Jean-Jacques Goldman : Moi je pense, j'ai eu l'occasion de le dire déjà donc je m'excuse si c'est une redite…
Pierre-Michel Meier : C'est pas grave, je couperai.
Jean-Jacques Goldman : J'ai l'impression que le talent qu'on a n'est pas forcément un talent de compositeur mais un talent de détecteur. C'est à dire que Bruckner, il est là, et puis il est assis, et puis il lit son journal et y'a j'sais pas, le tirage de son journal c'est 236 284. Y'a 236 283 personnes qui ont lu l'article sans rien et lui il a dit « là, y'a un thème de livre, là y'a quelque chose à faire, là sur cette phrase de femme ou sur ce truc-là ».
Pierre-Michel Meier : Mais alors, comment après on explique, ce sera ma dernière question, comment on explique le fait que des chansons puissent être appréciées par une multitude comme là c'est le cas avec vous ?
Jean-Jacques Goldman : D'abord, ça ne marche pas à tout les coups et puis… c'est c'qu'y a je trouve de vraiment d'extraordinaire, c'est que c'est incompréhensible.

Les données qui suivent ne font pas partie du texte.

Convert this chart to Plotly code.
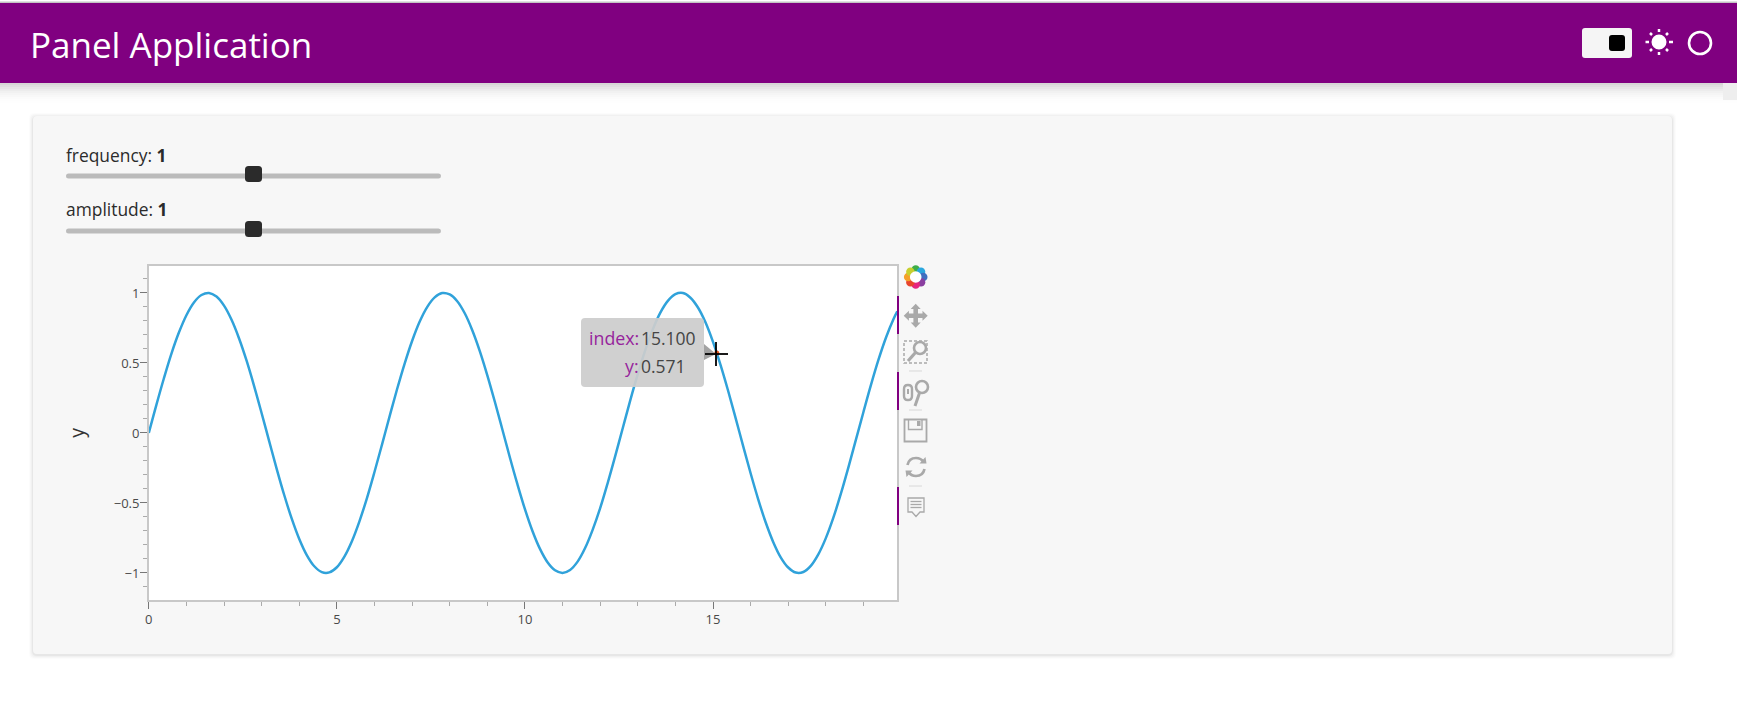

C'est à dire, contrairement à ce que croient beaucoup de spécialistes, avec des énormes guillemets, de la chanson française en particulier, il n'y a pas d'explication sur le succès d'une chanson. Y'a des tendances, c'est vrai quand le texte n'est pas stupide, c'est mieux, quand la musique est originale ou avec un arrangement, tout ça, mais y'a une part de charme que nous ne pouvons pas expliquer, que les spécialistes ne peuvent pas expliquer et que les gens ne peuvent pas expliquer. C'est à dire, y'a des gens qui ont honte, qui n'aimeraient pas aimer une chanson mais cette chanson leur parle à un endroit que personne ne connaît, quoi. Moi, je trouve ça extraordinaire.